(Data listing)
* Begin *

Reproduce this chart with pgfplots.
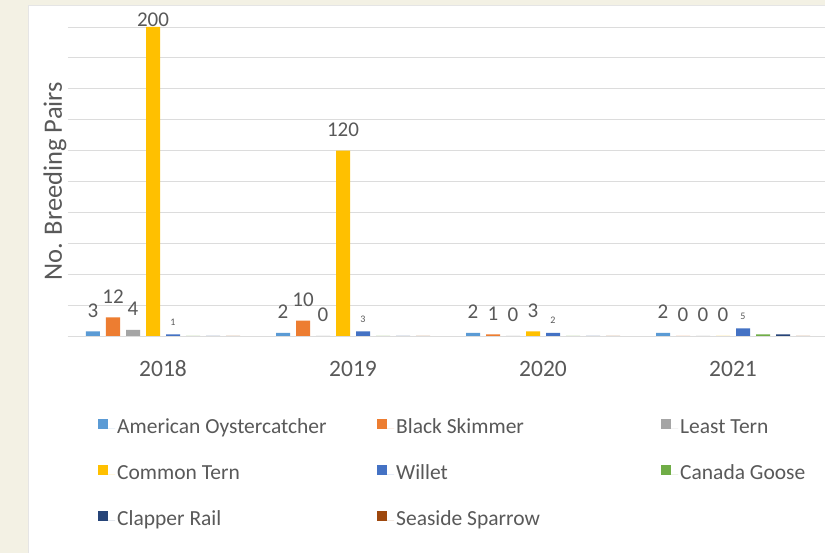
\documentclass[border=0pt]{standalone}
\usepackage{pgfplots}
\pgfplotsset{compat=1.18}
\usepackage{fontspec}
\setmainfont{Carlito}
\definecolor{cAO}{HTML}{5B9BD5}
\definecolor{cBS}{HTML}{ED7D31}
\definecolor{cLT}{HTML}{A5A5A5}
\definecolor{cCT}{HTML}{FFC000}
\definecolor{cWI}{HTML}{4472C4}
\definecolor{cCG}{HTML}{70AD47}
\definecolor{cCR}{HTML}{264478}
\definecolor{cSS}{HTML}{9E480E}
\definecolor{labgray}{HTML}{595959}
\definecolor{bgbeige}{HTML}{F3F1E4}
\definecolor{gridgray}{HTML}{DCDCDC}
\begin{document}
\begin{tikzpicture}[x=1pt,y=1pt]
\useasboundingbox (0,0) rectangle (825,553);
\fill[bgbeige] (0,0) rectangle (825,553);
\filldraw[fill=white, draw=gray!20] (28,-5) rectangle (832,548);
\begin{axis}[
  at={(68pt,217pt)}, anchor=south west,
  scale only axis, width=760pt, height=309pt,
  ybar, bar width=14pt, ybar=6pt,
  xmin=-0.5, xmax=3.5, ymin=0, ymax=200,
  xtick={0,1,2,3}, xticklabels={2018,2019,2020,2021},
  ytick={0,20,...,200}, yticklabels={},
  ymajorgrids, grid style={draw=gridgray, line width=0.8pt},
  axis lines*=left,
  x axis line style={draw=gridgray, line width=0.8pt},
  y axis line style={draw=none},
  tick style={draw=none},
  /pgf/number format/assume math mode=true,
  xticklabel style={font=\fontsize{23.5}{25}\selectfont, text=labgray, yshift=-17pt},
  ylabel={No. Breeding Pairs},
  every axis y label/.style={at={(axis description cs:0,0.5)}, rotate=90, anchor=center, yshift=13pt, font=\fontsize{26.5}{28}\selectfont, text=labgray},
  clip=false,
  every node near coord/.append style={font=\fontsize{21}{21}\selectfont, text=labgray, inner sep=0pt, anchor=south, yshift=14pt},
  legend style={at={(0.0355,-0.255)}, anchor=north west, draw=none, fill=none,
    font=\fontsize{21.5}{23}\selectfont, text=labgray, legend columns=3,
    nodes={text height=15pt, text depth=4pt, inner sep=2pt},
    row sep=23pt},
  legend image code/.code={\fill[#1,draw=none] (0pt,-1pt) rectangle (10pt,9pt); \path (0pt,0pt) -- (17pt,0pt);},
  legend cell align=left,
]
\addplot[fill=cAO, draw=none, nodes near coords] coordinates {(0,3) (1,2) (2,2) (3,2)};
\addplot[fill=cBS, draw=none, nodes near coords] coordinates {(0,12) (1,10) (2,1) (3,0)};
\addplot[fill=cLT, draw=none, nodes near coords] coordinates {(0,4) (1,0) (2,0) (3,0)};
\addplot[fill=cCT, draw=none, nodes near coords,
  coordinate style/.condition={y>150}{yshift=-14pt, font=\fontsize{18}{18}\selectfont}] coordinates {(0,200) (1,120) (2,3) (3,0)};
\addplot[fill=cWI, draw=none, nodes near coords,
  every node near coord/.append style={font=\fontsize{10}{10}\selectfont, yshift=-5pt}] coordinates {(0,1) (1,3) (2,2) (3,5)};
\addplot[fill=cCG, draw=none] coordinates {(0,0) (1,0) (2,0) (3,1)};
\addplot[fill=cCR, draw=none] coordinates {(0,0) (1,0) (2,0) (3,1)};
\addplot[fill=cSS, draw=none] coordinates {(0,0) (1,0) (2,0) (3,0)};
\addlegendentry{\makebox[258pt][l]{American Oystercatcher}}
\addlegendentry{\makebox[263pt][l]{Black Skimmer}}
\addlegendentry{Least Tern}
\addlegendentry{Common Tern}
\addlegendentry{Willet}
\addlegendentry{Canada Goose}
\addlegendentry{Clapper Rail}
\addlegendentry{Seaside Sparrow}
\end{axis}
\end{tikzpicture}
\end{document}
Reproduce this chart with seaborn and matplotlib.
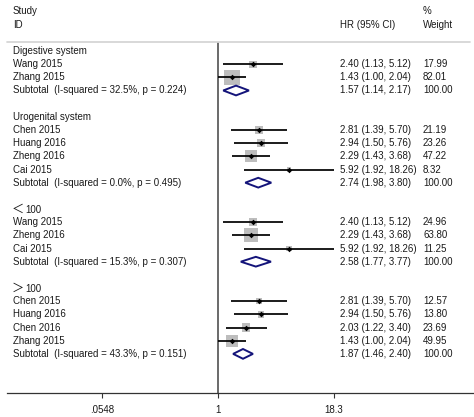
import numpy as np
import pandas as pd
import matplotlib
matplotlib.use("Agg")
import matplotlib.pyplot as plt
from matplotlib.patches import Polygon
import seaborn as sns

sns.set_theme(style="white")
plt.rcParams['font.family'] = ['Liberation Sans', 'Noto Sans CJK SC', 'DejaVu Sans']

# ---------------- data ----------------
row_labels = [
    "Digestive system", "Wang 2015", "Zhang 2015",
    "Subtotal  (I-squared = 32.5%, p = 0.224)", "",
    "Urogenital system", "Chen 2015", "Huang 2016", "Zheng 2016", "Cai 2015",
    "Subtotal  (I-squared = 0.0%, p = 0.495)", "",
    "\uff1c100", "Wang 2015", "Zheng 2016", "Cai 2015",
    "Subtotal  (I-squared = 15.3%, p = 0.307)", "",
    "\uff1e100", "Chen 2015", "Huang 2016", "Chen 2016", "Zhang 2015",
    "Subtotal  (I-squared = 43.3%, p = 0.151)",
]
row_type = [
    "group", "study", "study", "subtotal", "blank",
    "group", "study", "study", "study", "study", "subtotal", "blank",
    "group", "study", "study", "study", "subtotal", "blank",
    "group", "study", "study", "study", "study", "subtotal",
]
nan = np.nan
hr = [nan, 2.40, 1.43, 1.57, nan,
      nan, 2.81, 2.94, 2.29, 5.92, 2.74, nan,
      nan, 2.40, 2.29, 5.92, 2.58, nan,
      nan, 2.81, 2.94, 2.03, 1.43, 1.87]
ci_low = [nan, 1.13, 1.00, 1.14, nan,
          nan, 1.39, 1.50, 1.43, 1.92, 1.98, nan,
          nan, 1.13, 1.43, 1.92, 1.77, nan,
          nan, 1.39, 1.50, 1.22, 1.00, 1.46]
ci_high = [nan, 5.12, 2.04, 2.17, nan,
           nan, 5.70, 5.76, 3.68, 18.26, 3.80, nan,
           nan, 5.12, 3.68, 18.26, 3.77, nan,
           nan, 5.70, 5.76, 3.40, 2.04, 2.40]
weight = [nan, 17.99, 82.01, 100.00, nan,
          nan, 21.19, 23.26, 47.22, 8.32, 100.00, nan,
          nan, 24.96, 63.80, 11.25, 100.00, nan,
          nan, 12.57, 13.80, 23.69, 49.95, 100.00]
tick_values = [0.0548, 1, 18.3]
tick_labels = [".0548", "1", "18.3"]

df = pd.DataFrame({"label": row_labels, "type": row_type, "hr": hr,
                   "lo": ci_low, "hi": ci_high, "w": weight})
df["row"] = np.arange(len(df))

# ---------------- layout ----------------
W, H = 474, 417
fig = plt.figure(figsize=(W / 100, H / 100), dpi=100)
fig.patch.set_facecolor("white")
ax = fig.add_axes([0, 24 / H, 1, 393 / H])
ax.set_facecolor("white")
ax.set_xscale("log")
px_per_ln = 39.92
x0 = 218.0
xl = np.exp(-x0 / px_per_ln)
xr = np.exp((W - x0) / px_per_ln)
ax.set_xlim(xl, xr)
ax.set_ylim(25.97, -3.872)

txt_col = "#1a1a1a"
fs = 7.0

studies = df[df["type"] == "study"]
subs = df[df["type"] == "subtotal"]

# CI lines
ax.hlines(studies["row"], studies["lo"], studies["hi"], color="black", lw=1.25, zorder=3)

# weight squares (area proportional to weight)
k = (1.72 * 0.72) ** 2  # pt^2 per % weight
sns.scatterplot(data=studies, x="hr", y="row", size="w", sizes=(0, k * 100),
                size_norm=(0, 100), marker="s", color="#bdbdbd", linewidth=0,
                legend=False, ax=ax, zorder=2)
# centre points
sns.scatterplot(data=studies, x="hr", y="row", marker="D", color="black",
                s=8, linewidth=0, legend=False, ax=ax, zorder=4)

# subtotal diamonds
for _, r in subs.iterrows():
    poly = Polygon([(r["lo"], r["row"]), (r["hr"], r["row"] - 0.37),
                    (r["hi"], r["row"]), (r["hr"], r["row"] + 0.37)],
                   closed=True, facecolor="white", edgecolor="#14147a",
                   lw=1.4, zorder=3)
    ax.add_patch(poly)

# reference line at 1
top_row = -0.683
ax.vlines(1, top_row, 25.97, color="#505050", lw=1.2, zorder=1)
# header separator
ax.axhline(top_row, xmin=7 / W, xmax=470 / W, color="#d6d6d6", lw=1.3)

# text columns
tx = ax.get_yaxis_transform()
ax.text(13 / W, -3, "Study", transform=tx, fontsize=fs, color=txt_col, va="center")
ax.text(13 / W, -2, "ID", transform=tx, fontsize=fs, color=txt_col, va="center")
ax.text(340 / W, -2, "HR (95% CI)", transform=tx, fontsize=fs, color=txt_col, va="center")
ax.text(423 / W, -3, "%", transform=tx, fontsize=fs, color=txt_col, va="center")
ax.text(423 / W, -2, "Weight", transform=tx, fontsize=fs, color=txt_col, va="center")

for _, r in df.iterrows():
    if r["type"] == "blank":
        continue
    lab = r["label"]
    if r["type"] == "group" and lab.startswith(("\uff1c", "\uff1e")):
        ax.text(12 / W, r["row"], lab[0], transform=tx, fontsize=fs + 1.8,
                color=txt_col, va="center", family=["Noto Sans CJK SC", "DejaVu Sans"])
        ax.text(25 / W, r["row"] + 0.08, lab[1:], transform=tx, fontsize=fs,
                color=txt_col, va="center")
    else:
        ax.text(13 / W, r["row"], lab, transform=tx, fontsize=fs, color=txt_col, va="center")
    if r["type"] in ("study", "subtotal"):
        ax.text(340 / W, r["row"], f"{r['hr']:.2f} ({r['lo']:.2f}, {r['hi']:.2f})",
                transform=tx, fontsize=fs, color=txt_col, va="center")
        ax.text(423 / W, r["row"], f"{r['w']:.2f}", transform=tx, fontsize=fs,
                color=txt_col, va="center")

# axis styling
for s in ("left", "top", "right"):
    ax.spines[s].set_visible(False)
ax.spines["bottom"].set_color("#333333")
ax.spines["bottom"].set_linewidth(0.9)
ax.spines["bottom"].set_bounds(np.exp((7 - x0) / px_per_ln), xr)
ax.set_yticks([])
ax.set_xticks(tick_values)
ax.set_xticklabels(tick_labels)
ax.xaxis.set_minor_locator(matplotlib.ticker.NullLocator())
ax.tick_params(axis="x", which="major", bottom=True, direction="out", length=3.5,
               width=0.8, color="#333333", labelsize=fs, labelcolor=txt_col, pad=5)
ax.set_xlabel("")
ax.set_ylabel("")

fig.savefig("out.png", dpi=100, facecolor="white")
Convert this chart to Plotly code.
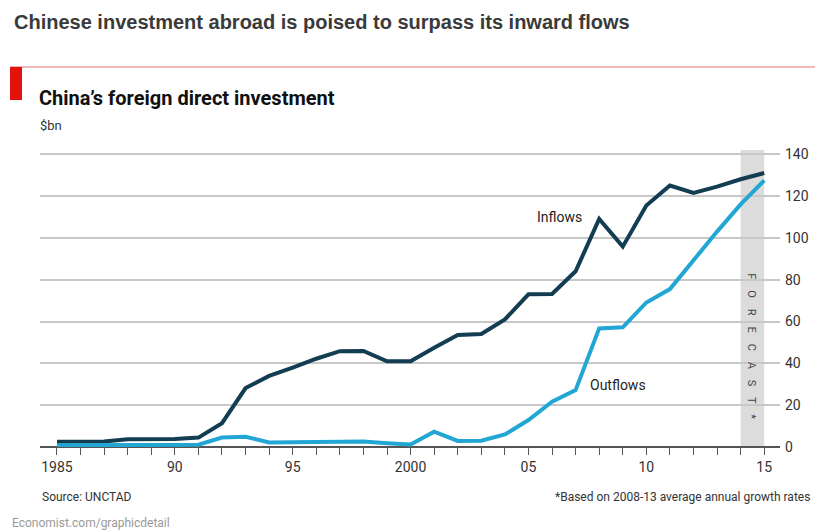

* End *

From the records above, copy only the lines running from the line containing "Reproduce this chart with seaborn" to the line containing "plt.rcParams['font.family'] = ['Liberation", both ends included. Leave the pictures out.

• Task result:
Reproduce this chart with seaborn and matplotlib.
import numpy as np
import pandas as pd
import matplotlib
matplotlib.use("Agg")
import matplotlib.pyplot as plt
from matplotlib.patches import Polygon
import seaborn as sns

sns.set_theme(style="white")
plt.rcParams['font.family'] = ['Liberation Sans', 'Noto Sans CJK SC', 'DejaVu Sans']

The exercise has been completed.